> _Directions_
Copy out exactly the lines from the one holding "What D3.js code" through the one holding "margin.bottom + 0.5, margin.top]);", ends included; omit images.

— begin Exercise input —

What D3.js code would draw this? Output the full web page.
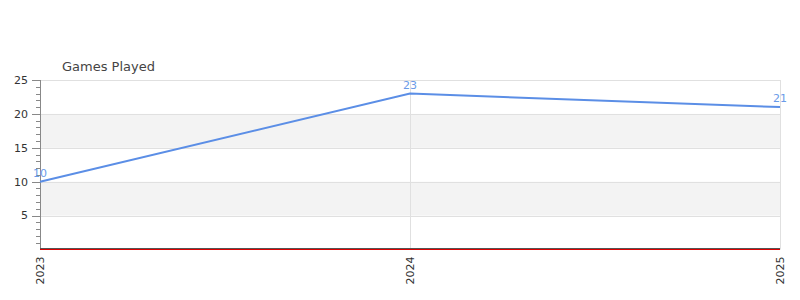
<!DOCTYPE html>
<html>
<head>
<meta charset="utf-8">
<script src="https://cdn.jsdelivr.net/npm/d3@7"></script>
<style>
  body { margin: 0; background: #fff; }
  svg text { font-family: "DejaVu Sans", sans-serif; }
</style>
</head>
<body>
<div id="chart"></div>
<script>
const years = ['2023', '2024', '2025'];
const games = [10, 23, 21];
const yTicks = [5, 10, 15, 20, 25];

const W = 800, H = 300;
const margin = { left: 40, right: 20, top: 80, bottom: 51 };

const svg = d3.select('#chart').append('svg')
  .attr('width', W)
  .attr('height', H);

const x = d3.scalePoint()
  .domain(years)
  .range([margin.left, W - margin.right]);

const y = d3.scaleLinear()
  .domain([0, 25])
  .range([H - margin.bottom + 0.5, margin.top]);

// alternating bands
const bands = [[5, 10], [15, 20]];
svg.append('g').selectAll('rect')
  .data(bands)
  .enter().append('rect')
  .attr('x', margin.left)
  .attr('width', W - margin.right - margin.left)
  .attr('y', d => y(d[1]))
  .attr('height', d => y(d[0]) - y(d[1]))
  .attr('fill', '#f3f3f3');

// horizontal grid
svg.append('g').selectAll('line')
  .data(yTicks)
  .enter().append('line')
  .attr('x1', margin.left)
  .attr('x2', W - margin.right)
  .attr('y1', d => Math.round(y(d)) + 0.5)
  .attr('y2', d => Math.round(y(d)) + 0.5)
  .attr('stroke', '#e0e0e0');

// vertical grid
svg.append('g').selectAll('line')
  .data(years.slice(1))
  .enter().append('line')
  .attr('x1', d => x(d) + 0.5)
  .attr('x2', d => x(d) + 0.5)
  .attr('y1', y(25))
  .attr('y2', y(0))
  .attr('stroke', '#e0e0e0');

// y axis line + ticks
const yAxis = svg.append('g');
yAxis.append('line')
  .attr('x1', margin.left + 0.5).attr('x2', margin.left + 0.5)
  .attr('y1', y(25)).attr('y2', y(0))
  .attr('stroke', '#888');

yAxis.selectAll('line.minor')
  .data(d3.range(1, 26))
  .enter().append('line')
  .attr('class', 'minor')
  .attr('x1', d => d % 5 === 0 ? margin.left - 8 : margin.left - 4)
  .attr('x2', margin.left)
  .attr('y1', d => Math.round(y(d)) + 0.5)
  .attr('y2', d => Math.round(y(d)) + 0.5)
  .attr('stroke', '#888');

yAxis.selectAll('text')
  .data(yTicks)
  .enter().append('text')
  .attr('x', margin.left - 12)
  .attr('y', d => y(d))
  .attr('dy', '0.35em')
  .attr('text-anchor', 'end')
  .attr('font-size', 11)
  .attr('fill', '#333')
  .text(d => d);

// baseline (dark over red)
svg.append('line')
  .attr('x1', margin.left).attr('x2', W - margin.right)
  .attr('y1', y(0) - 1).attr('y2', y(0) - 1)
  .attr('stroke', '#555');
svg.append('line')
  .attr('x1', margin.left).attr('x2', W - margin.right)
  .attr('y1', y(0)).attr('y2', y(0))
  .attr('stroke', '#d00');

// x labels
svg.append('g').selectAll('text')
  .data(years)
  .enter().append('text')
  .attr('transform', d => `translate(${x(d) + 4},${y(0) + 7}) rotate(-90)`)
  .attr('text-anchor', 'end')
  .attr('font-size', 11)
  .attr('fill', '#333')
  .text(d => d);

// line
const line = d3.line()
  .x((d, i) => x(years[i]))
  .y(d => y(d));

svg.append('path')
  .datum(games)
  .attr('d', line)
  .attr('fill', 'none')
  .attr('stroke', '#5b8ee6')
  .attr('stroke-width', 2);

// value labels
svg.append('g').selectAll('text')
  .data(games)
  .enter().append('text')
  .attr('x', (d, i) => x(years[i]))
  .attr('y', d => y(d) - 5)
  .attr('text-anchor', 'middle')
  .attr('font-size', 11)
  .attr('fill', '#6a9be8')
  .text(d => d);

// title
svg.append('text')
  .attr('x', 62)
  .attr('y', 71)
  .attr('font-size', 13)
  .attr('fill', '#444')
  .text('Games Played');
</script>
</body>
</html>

— end Exercise input —
— begin Exercise input —

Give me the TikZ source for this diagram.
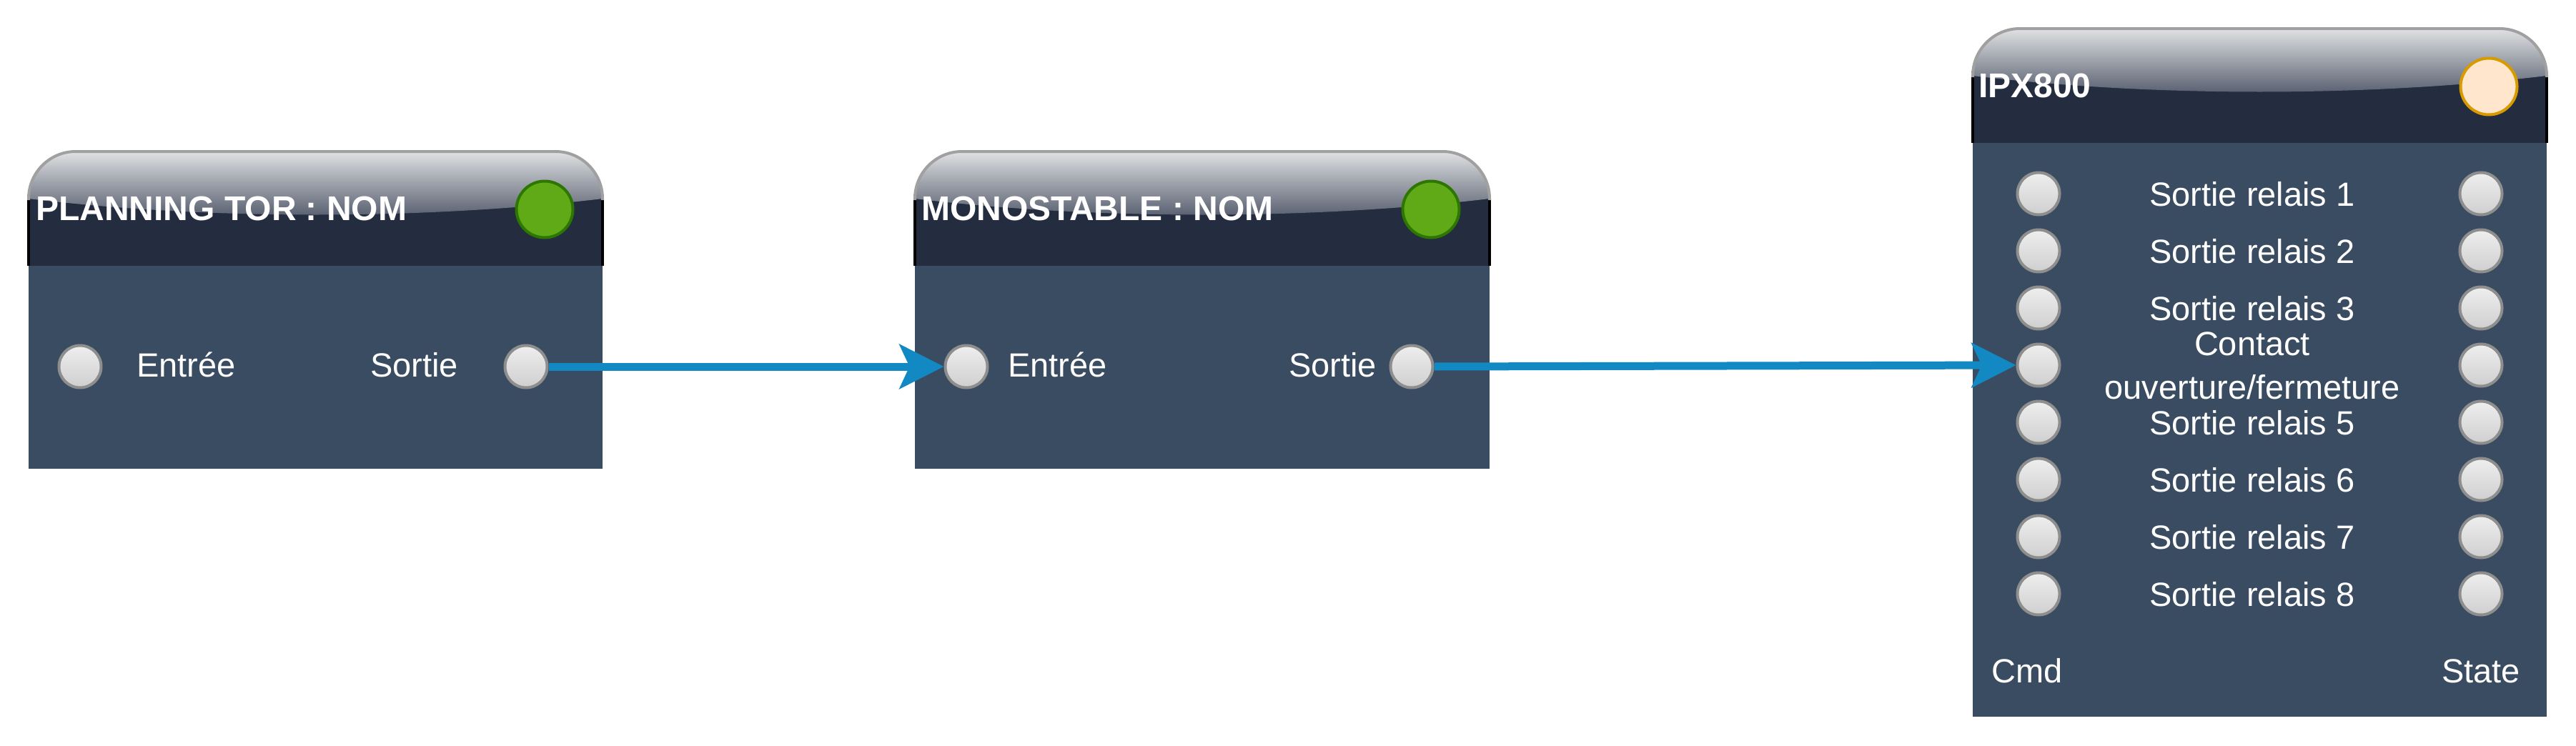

— end Exercise input —

> _Exercise response_
What D3.js code would draw this? Output the full web page.
<!DOCTYPE html>
<html>
<head>
<meta charset="utf-8">
<script src="https://cdn.jsdelivr.net/npm/d3@7"></script>
<style>
  body { margin: 0; background: #fff; }
  svg text { font-family: "DejaVu Sans", sans-serif; }
</style>
</head>
<body>
<div id="chart"></div>
<script>
const years = ['2023', '2024', '2025'];
const games = [10, 23, 21];
const yTicks = [5, 10, 15, 20, 25];

const W = 800, H = 300;
const margin = { left: 40, right: 20, top: 80, bottom: 51 };

const svg = d3.select('#chart').append('svg')
  .attr('width', W)
  .attr('height', H);

const x = d3.scalePoint()
  .domain(years)
  .range([margin.left, W - margin.right]);

const y = d3.scaleLinear()
  .domain([0, 25])
  .range([H - margin.bottom + 0.5, margin.top]);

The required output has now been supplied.